Ideal projectile motion

Height, flight time, and range for ideal projectile motion

For ideal projectile motion, when an object is launched from the origin over a horizontal surface with an initial speed $v_0$ and launch angle $\alpha$:

Since $\vec{v}(t)=-gt\vec{j}+\vec{C}$ and the velocity at $t=0$ is $$\vec{v}(0)=v_0\cos\alpha\vec{i} + v_0\sin\alpha\vec{j}.$$ So we have $$\vec{v}(t)=-gt\vec{j}+v_0\cos\alpha\vec{i} + v_0\sin\alpha\vec{j}.$$ So the position vector is $\vec{r}(t)=-{1\over 2}gt^2\vec{j}+v_0\cos\alpha t\vec{i} +v_0\sin\alpha t\vec{j}$ since the starting point is 0.

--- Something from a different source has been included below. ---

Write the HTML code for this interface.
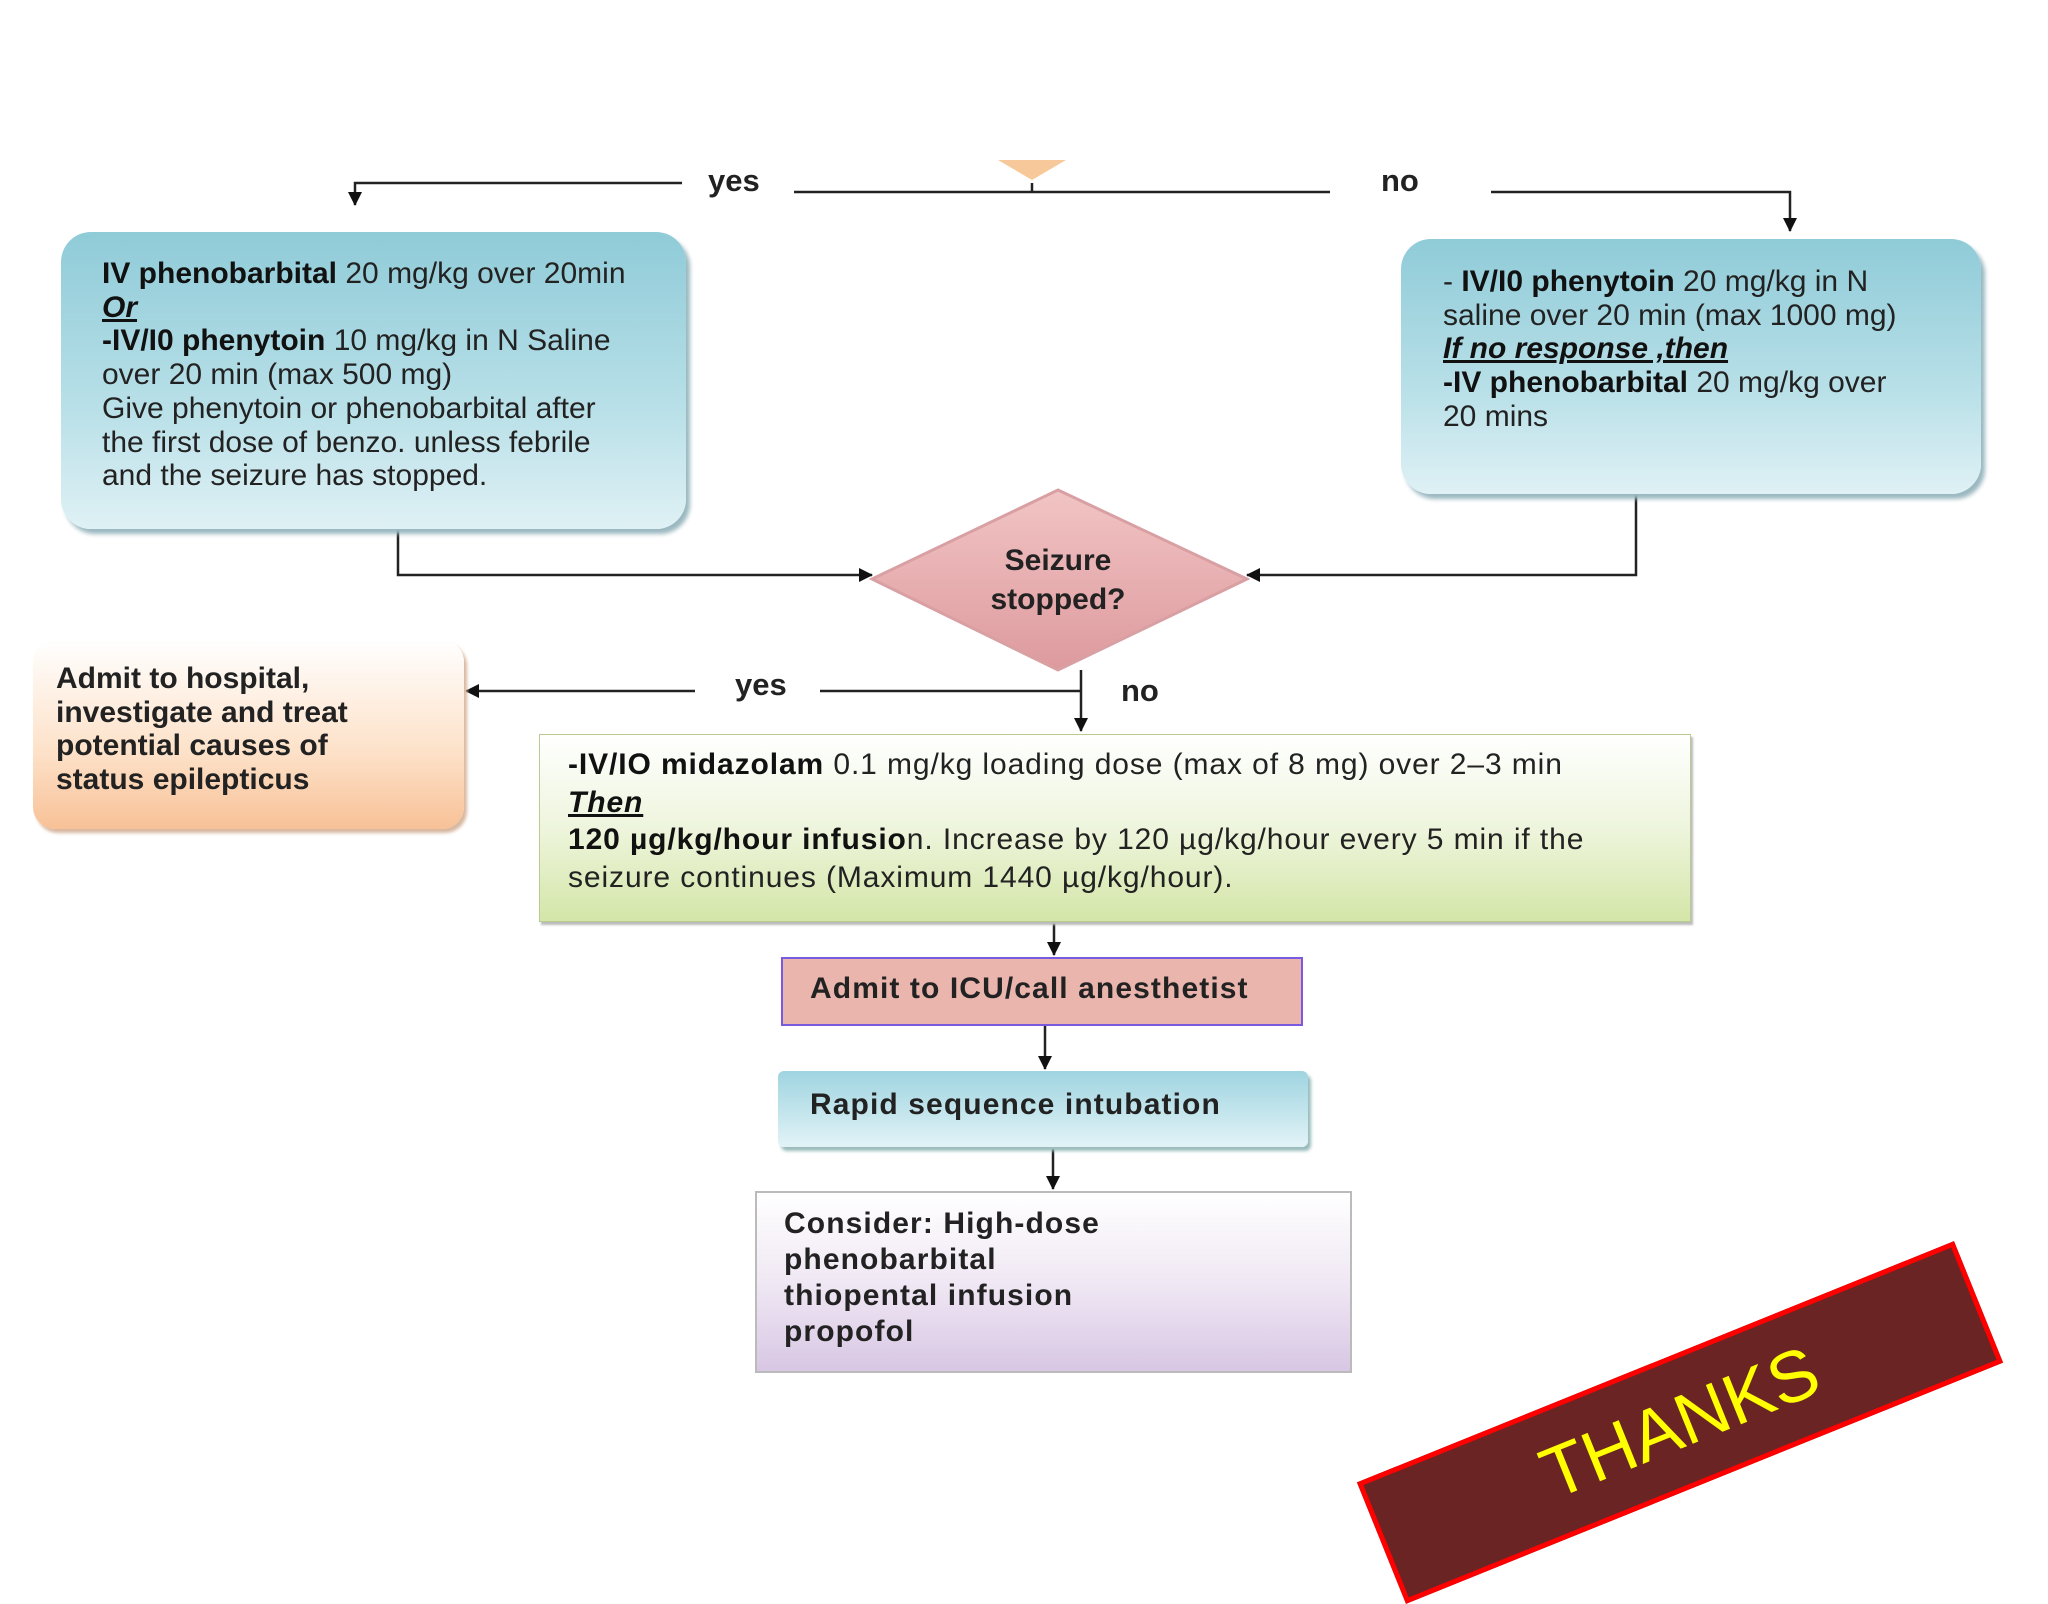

• Maximum height: $v_0^2\sin^2\alpha\over2g$

The height is $-{1\over 2}gt^2+v_0\sin\alpha t$, which has the maximum value when $t=v_0\sin\alpha/g$. So the maximum height is ${v_0^2\sin^2\alpha\over 2g}$

• Flight time: $2v_0\sin\alpha\over g$

When $t=2v_0\sin\alpha/g$, the height becomes $0$.

• Range: $2v_0^2\sin\alpha\cos\alpha\over g$

The range happens when $t=2v_0\sin\alpha/g$, so the total range is $${2v_0^2\sin\alpha\cos\alpha\over g}$$

Projectile motion with wind gusts

A baseball is hit when it is 1m above the ground. It leaves the bat with an initial speed of $50$ m/s, making an angle of 20° with the horizontal. At the instant the ball is hit, an instantaneous gust of wind blows in the horizontal direction directly opposite the direction the ball is taking toward the outfield, adding a component of $-2.5\vec{i}$ (m/s) to the ball's initial velocity ($2.5$ m/s = $9$ km/h).

(a) Find a vector equation (position vector) for the baseball path.

Since $\vec{v}(t)=-gt\vec{j}+\vec{C}$ and the velocity at $t=0$ is $$\vec{v}(0)=(50\cos20^o-2.5)\vec{i} + 50\sin20^o\vec{j}.$$ So we have $$\vec{v}(t)=-gt\vec{j}+(50\cos20^o-2.5)\vec{i} + 50\sin20^o\vec{j}.$$ So the position vector is $\vec{r}(t)=-{1\over 2}gt^2\vec{j}+(50\cos20^o-2.5) t\vec{i} +(50\sin20^ot+1)\vec{j}$ since the starting point is (0,1).

(b) How high does the baseball go, and when does it reach maximum height?

The height is $(50\sin20^ot+1)-{1\over 2}gt^2$, which reaches the maximum when $t=50\sin20^o/g$. So the maximum height is $2500\sin^220^o/g+1$.

(c) Assuming that the ball is not caught, find its range and flight time.

The total time the ball travels is when $(50\sin20^ot+1)-{1\over 2}gt^2=0$. Then we can also find the range based on the total time.